2 thoughts on “April 4, 1967 – Beyond Vietnam: A Time To Break Silence”

  1. One of the main reasons Vietnam was so different from Iraq/Afghanistan is the draft. I remember well the fear and concern everyone who had a teenage son would have to navigate. Back then, we were all more vulnerable and close to the possibility of the war being very, very personal. This got people motivated to STOP it.

    Also, I/A war had the huge galvanizing event of 9-11 for the politicians to spin and trigger people’s emotional responses to build support for the war……even though we know (and knew then) that there was no connection between 9-11 and Iraq. But the web-weaving and spinning was phenomenally effective…especially since it was built on so much fear.

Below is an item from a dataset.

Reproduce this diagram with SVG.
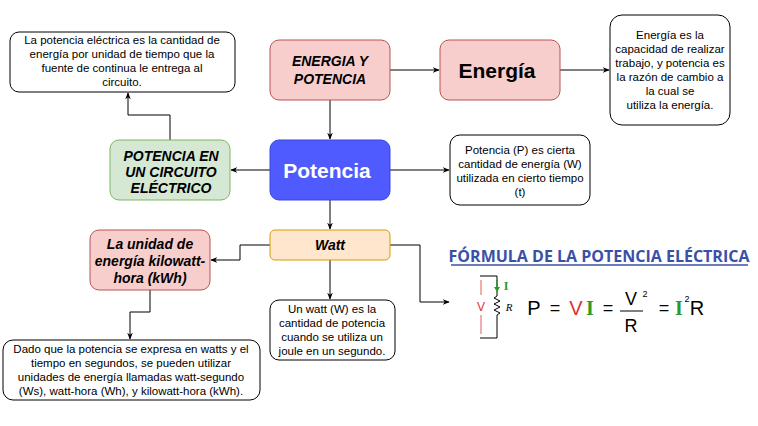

    Interesting to contemplate; the two uses of fear…fear of one’s own loved one is used to try and stop a war, and in the other fear is used to promote/build one.

  2. What is amazing is how fast the American public figured out that Vietnam was wrong. The United States was not openly involved until summer 1964 and did not put troops on the ground till early 1965. Yet within that very year it was a national outrage; MLK takes it up as an obvious tie-in to civil rights; and Nixon campaigns in 1968 on his secret method of ending the war, fully aware of public sentiment. Of course under the tutelage of Kissinter, Nixon expanded the war to Laos and Cambodia (that was his secret method). Yet through this phase the war protests are continuing to escalate and the US is out by 1974 — ten whole years, but the history of the war was the history of antiwar protest. The public was and is agonizingly silent all through Afghanistan and Iraq. The main people speaking up were Cindy Sheehan, Michael Moore and a bunch of alternative journalists.